-- SET TASK --
Give the data below again exactly as written, without its pictures.

-- ROWS --
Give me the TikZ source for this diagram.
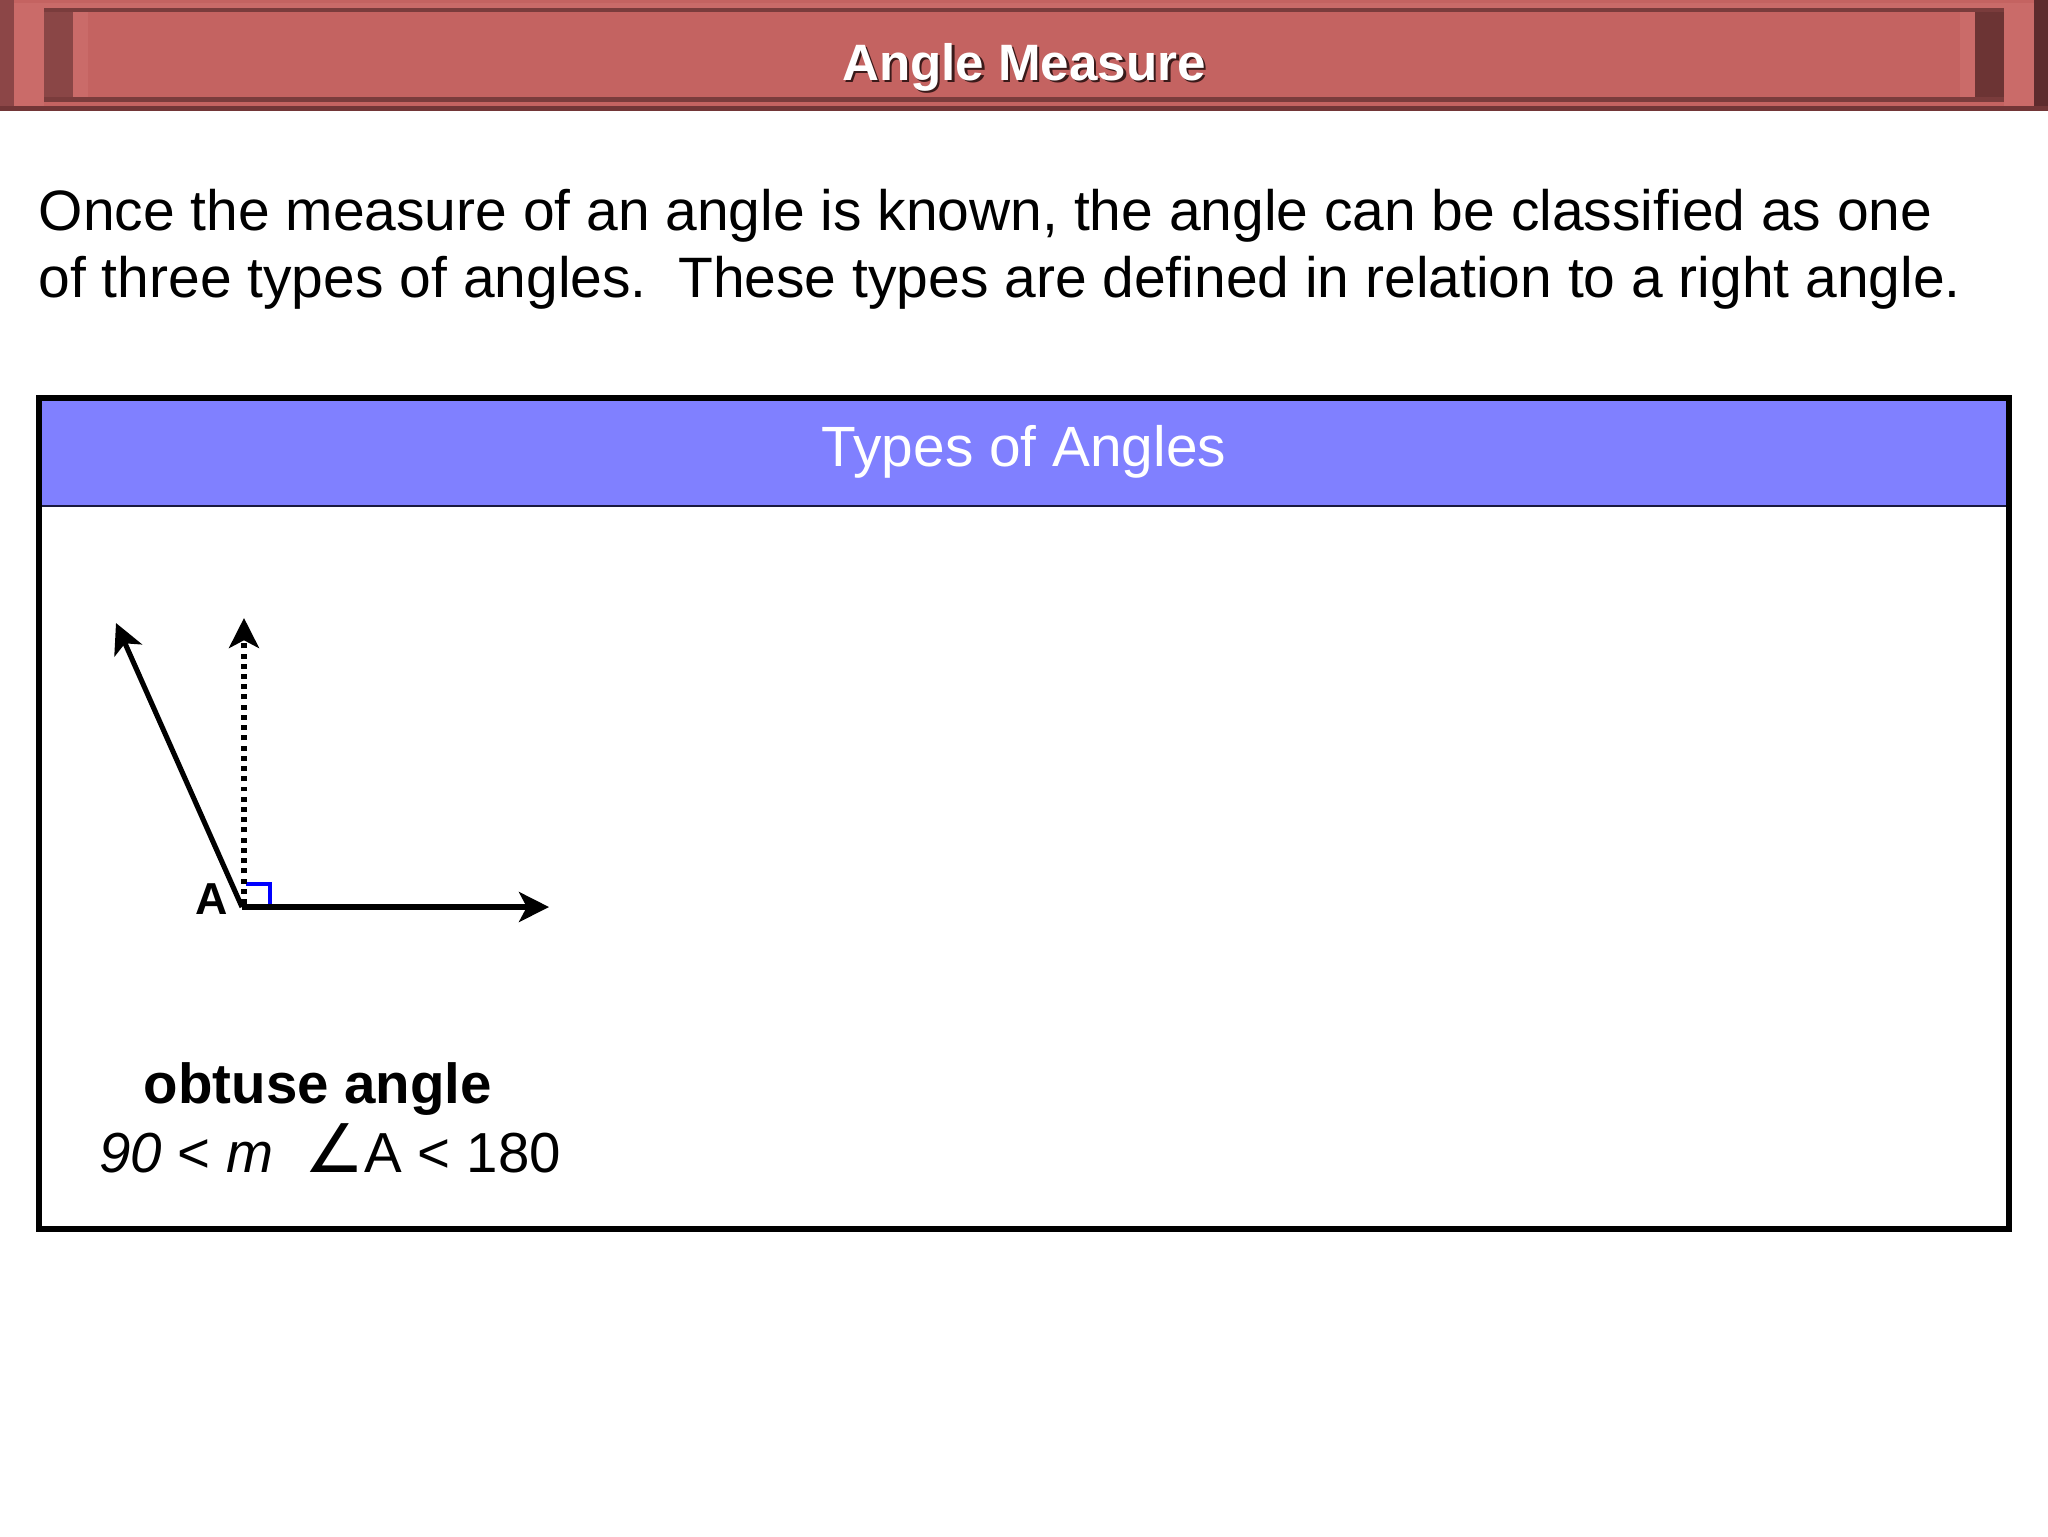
\documentclass[tikz,border=0pt]{standalone}
\usepackage{fontspec}
\setmainfont{Liberation Sans}
\newfontfamily\dejavu{DejaVu Sans}
\usetikzlibrary{arrows.meta}
\definecolor{hdrmain}{HTML}{C46361}
\definecolor{hdrlight}{HTML}{CA6B69}
\definecolor{hdrdarkL}{HTML}{8C4647}
\definecolor{hdrdarkR}{HTML}{5E2B2D}
\definecolor{hdrmidL}{HTML}{8A4646}
\definecolor{hdrmidR}{HTML}{6C3434}
\definecolor{hdrline}{HTML}{7A3C3C}
\definecolor{bandblue}{HTML}{8080FF}
\definecolor{bandline}{HTML}{1A1A40}
\definecolor{shadowc}{HTML}{3A1A1A}
\tikzset{
  ray/.style={line width=1.45pt, -{Stealth[length=8.5pt, width=8.5pt, inset=2.2pt]}},
  dotray/.style={ray, dash pattern=on 1.4pt off 1.5pt},
  bodytext/.style={anchor=base west, inner sep=0pt, font=\fontsize{16.15}{19}\selectfont},
}
\begin{document}
\begin{tikzpicture}[x=0.2835pt, y=-0.2835pt]
\useasboundingbox (0,0) rectangle (2048,1536);
\fill[white] (0,0) rectangle (2048,1536);
% header
\fill[hdrmain] (0,0) rectangle (2048,111);
\fill[hdrlight] (0,3) rectangle (2048,10);
\fill[hdrdarkL] (0,0) rectangle (14,111);
\fill[hdrdarkR] (2034,0) rectangle (2048,111);
\fill[hdrlight] (14,3) rectangle (44,106);
\fill[hdrlight] (2004,3) rectangle (2034,106);
\fill[hdrmidL] (44,8) rectangle (73,102);
\fill[hdrmidR] (1975,8) rectangle (2004,102);
\fill[hdrline] (44,8) rectangle (2004,12);
\fill[hdrline] (44,97) rectangle (2004,102);
\fill[hdrlight] (73,12) rectangle (88,97);
\fill[hdrlight] (1960,12) rectangle (1975,97);
\fill[hdrdarkR!80!hdrmain] (0,106) rectangle (2048,111);
\node[anchor=base, inner sep=0pt, text=shadowc, font=\fontsize{14.5}{17}\selectfont\bfseries] (titleshadow) at (1026.5,82.5) {Angle Measure};
\node[anchor=base, inner sep=0pt, text=white, font=\fontsize{14.5}{17}\selectfont\bfseries] (title) at (1024,80) {Angle Measure};
% body text
\node[bodytext] (line1) at (38,230) {Once the measure of an angle is known, the angle can be classified as one};
\node[bodytext] (line2) at (38,297) {of three types of angles.\ \ These types are defined in relation to a right angle.};
% box
\fill[bandblue] (39,398) rectangle (2009,506);
\draw[bandline, line width=0.6pt] (39,506) -- (2009,506);
\draw[line width=1.7pt] (39,398) rectangle (2009,1229);
\node[anchor=base, inner sep=0pt, text=white, font=\fontsize{16.1}{19}\selectfont] (band) at (1024,466) {Types of Angles};
% angle figure
\coordinate (A) at (242,907);
\coordinate (tipH) at (549,907);
\coordinate (tipV) at (244,618);
\coordinate (tipO) at (116,623);
\draw[blue, line width=1.1pt] (246,884) -- (270,884) -- (270,905);
\draw[dotray] (244,904) -- (tipV);
\draw[ray] (A) -- (tipH);
\draw[ray] (A) -- (tipO);
\node[inner sep=0pt, font=\fontsize{12.7}{15}\selectfont\bfseries] (labA) at (211.5,899) {A};
% labels
\node[anchor=base, inner sep=0pt, font=\fontsize{16}{19}\selectfont\bfseries] (name) at (318,1103) {obtuse angle};
\node[anchor=base, inner sep=0pt, font=\fontsize{16}{19}\selectfont] (formula) at (330,1172) {\itshape 90\upshape{} < \itshape m\upshape\ \ {\dejavu\fontsize{19}{19}\selectfont ∠}A < 180};
\end{tikzpicture}
\end{document}
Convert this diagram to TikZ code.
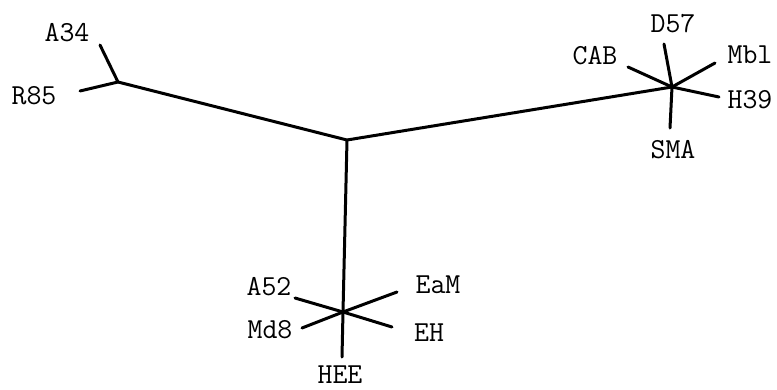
\documentclass[tikz,border=0pt]{standalone}
\begin{document}
\begin{tikzpicture}[x=1pt,y=-1pt,
  edge/.style={line width=3pt,line cap=round},
  lbl/.style={font=\ttfamily\fontsize{29}{29}\selectfont,inner sep=0pt,anchor=center}]
\useasboundingbox (0,0) rectangle (777,389);
% internal points
\coordinate (L) at (118,82);
\coordinate (C) at (347,140);
\coordinate (R) at (672,87);
\coordinate (B) at (343,312);
% leaf ends
\coordinate (eA34) at (100,45);
\coordinate (eR85) at (80,91);
\coordinate (eD57) at (664,44);
\coordinate (eCAB) at (628,67);
\coordinate (eMbl) at (715,63);
\coordinate (eH39) at (719,97);
\coordinate (eSMA) at (670,128);
\coordinate (eA52) at (295,298);
\coordinate (eEaM) at (397,292);
\coordinate (eMd8) at (302,328);
\coordinate (eEH) at (392,327);
\coordinate (eHEE) at (342,357);
% edges
\draw[edge] (L) -- (C) -- (R);
\draw[edge] (C) -- (B);
\draw[edge] (L) -- (eA34);
\draw[edge] (L) -- (eR85);
\foreach \e in {eD57,eCAB,eMbl,eH39,eSMA} \draw[edge] (R) -- (\e);
\foreach \e in {eA52,eEaM,eMd8,eEH,eHEE} \draw[edge] (B) -- (\e);
% labels
\node[lbl] (A34) at (67,33) {A34};
\node[lbl] (R85) at (34,96) {R85};
\node[lbl] (D57) at (673,24) {D57};
\node[lbl] (CAB) at (595,56) {CAB};
\node[lbl] (Mbl) at (750,55) {Mbl};
\node[lbl] (H39) at (750,100) {H39};
\node[lbl] (SMA) at (673,150) {SMA};
\node[lbl] (A52) at (269,287) {A52};
\node[lbl] (Md8) at (270,330) {Md8};
\node[lbl] (EaM) at (438,285) {EaM};
\node[lbl] (EH) at (429,333) {EH};
\node[lbl] (HEE) at (340,375) {HEE};
\end{tikzpicture}
\end{document}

-- SOLUTION --
Give me the TikZ source for this diagram.
\documentclass[tikz,border=0pt]{standalone}
\usepackage{fontspec}
\setmainfont{Liberation Sans}
\newfontfamily\dejavu{DejaVu Sans}
\usetikzlibrary{arrows.meta}
\definecolor{hdrmain}{HTML}{C46361}
\definecolor{hdrlight}{HTML}{CA6B69}
\definecolor{hdrdarkL}{HTML}{8C4647}
\definecolor{hdrdarkR}{HTML}{5E2B2D}
\definecolor{hdrmidL}{HTML}{8A4646}
\definecolor{hdrmidR}{HTML}{6C3434}
\definecolor{hdrline}{HTML}{7A3C3C}
\definecolor{bandblue}{HTML}{8080FF}
\definecolor{bandline}{HTML}{1A1A40}
\definecolor{shadowc}{HTML}{3A1A1A}
\tikzset{
  ray/.style={line width=1.45pt, -{Stealth[length=8.5pt, width=8.5pt, inset=2.2pt]}},
  dotray/.style={ray, dash pattern=on 1.4pt off 1.5pt},
  bodytext/.style={anchor=base west, inner sep=0pt, font=\fontsize{16.15}{19}\selectfont},
}
\begin{document}
\begin{tikzpicture}[x=0.2835pt, y=-0.2835pt]
\useasboundingbox (0,0) rectangle (2048,1536);
\fill[white] (0,0) rectangle (2048,1536);
% header
\fill[hdrmain] (0,0) rectangle (2048,111);
\fill[hdrlight] (0,3) rectangle (2048,10);
\fill[hdrdarkL] (0,0) rectangle (14,111);
\fill[hdrdarkR] (2034,0) rectangle (2048,111);
\fill[hdrlight] (14,3) rectangle (44,106);
\fill[hdrlight] (2004,3) rectangle (2034,106);
\fill[hdrmidL] (44,8) rectangle (73,102);
\fill[hdrmidR] (1975,8) rectangle (2004,102);
\fill[hdrline] (44,8) rectangle (2004,12);
\fill[hdrline] (44,97) rectangle (2004,102);
\fill[hdrlight] (73,12) rectangle (88,97);
\fill[hdrlight] (1960,12) rectangle (1975,97);
\fill[hdrdarkR!80!hdrmain] (0,106) rectangle (2048,111);
\node[anchor=base, inner sep=0pt, text=shadowc, font=\fontsize{14.5}{17}\selectfont\bfseries] (titleshadow) at (1026.5,82.5) {Angle Measure};
\node[anchor=base, inner sep=0pt, text=white, font=\fontsize{14.5}{17}\selectfont\bfseries] (title) at (1024,80) {Angle Measure};
% body text
\node[bodytext] (line1) at (38,230) {Once the measure of an angle is known, the angle can be classified as one};
\node[bodytext] (line2) at (38,297) {of three types of angles.\ \ These types are defined in relation to a right angle.};
% box
\fill[bandblue] (39,398) rectangle (2009,506);
\draw[bandline, line width=0.6pt] (39,506) -- (2009,506);
\draw[line width=1.7pt] (39,398) rectangle (2009,1229);
\node[anchor=base, inner sep=0pt, text=white, font=\fontsize{16.1}{19}\selectfont] (band) at (1024,466) {Types of Angles};
% angle figure
\coordinate (A) at (242,907);
\coordinate (tipH) at (549,907);
\coordinate (tipV) at (244,618);
\coordinate (tipO) at (116,623);
\draw[blue, line width=1.1pt] (246,884) -- (270,884) -- (270,905);
\draw[dotray] (244,904) -- (tipV);
\draw[ray] (A) -- (tipH);
\draw[ray] (A) -- (tipO);
\node[inner sep=0pt, font=\fontsize{12.7}{15}\selectfont\bfseries] (labA) at (211.5,899) {A};
% labels
\node[anchor=base, inner sep=0pt, font=\fontsize{16}{19}\selectfont\bfseries] (name) at (318,1103) {obtuse angle};
\node[anchor=base, inner sep=0pt, font=\fontsize{16}{19}\selectfont] (formula) at (330,1172) {\itshape 90\upshape{} < \itshape m\upshape\ \ {\dejavu\fontsize{19}{19}\selectfont ∠}A < 180};
\end{tikzpicture}
\end{document}
Convert this diagram to TikZ code.
\documentclass[tikz,border=0pt]{standalone}
\begin{document}
\begin{tikzpicture}[x=1pt,y=-1pt,
  edge/.style={line width=3pt,line cap=round},
  lbl/.style={font=\ttfamily\fontsize{29}{29}\selectfont,inner sep=0pt,anchor=center}]
\useasboundingbox (0,0) rectangle (777,389);
% internal points
\coordinate (L) at (118,82);
\coordinate (C) at (347,140);
\coordinate (R) at (672,87);
\coordinate (B) at (343,312);
% leaf ends
\coordinate (eA34) at (100,45);
\coordinate (eR85) at (80,91);
\coordinate (eD57) at (664,44);
\coordinate (eCAB) at (628,67);
\coordinate (eMbl) at (715,63);
\coordinate (eH39) at (719,97);
\coordinate (eSMA) at (670,128);
\coordinate (eA52) at (295,298);
\coordinate (eEaM) at (397,292);
\coordinate (eMd8) at (302,328);
\coordinate (eEH) at (392,327);
\coordinate (eHEE) at (342,357);
% edges
\draw[edge] (L) -- (C) -- (R);
\draw[edge] (C) -- (B);
\draw[edge] (L) -- (eA34);
\draw[edge] (L) -- (eR85);
\foreach \e in {eD57,eCAB,eMbl,eH39,eSMA} \draw[edge] (R) -- (\e);
\foreach \e in {eA52,eEaM,eMd8,eEH,eHEE} \draw[edge] (B) -- (\e);
% labels
\node[lbl] (A34) at (67,33) {A34};
\node[lbl] (R85) at (34,96) {R85};
\node[lbl] (D57) at (673,24) {D57};
\node[lbl] (CAB) at (595,56) {CAB};
\node[lbl] (Mbl) at (750,55) {Mbl};
\node[lbl] (H39) at (750,100) {H39};
\node[lbl] (SMA) at (673,150) {SMA};
\node[lbl] (A52) at (269,287) {A52};
\node[lbl] (Md8) at (270,330) {Md8};
\node[lbl] (EaM) at (438,285) {EaM};
\node[lbl] (EH) at (429,333) {EH};
\node[lbl] (HEE) at (340,375) {HEE};
\end{tikzpicture}
\end{document}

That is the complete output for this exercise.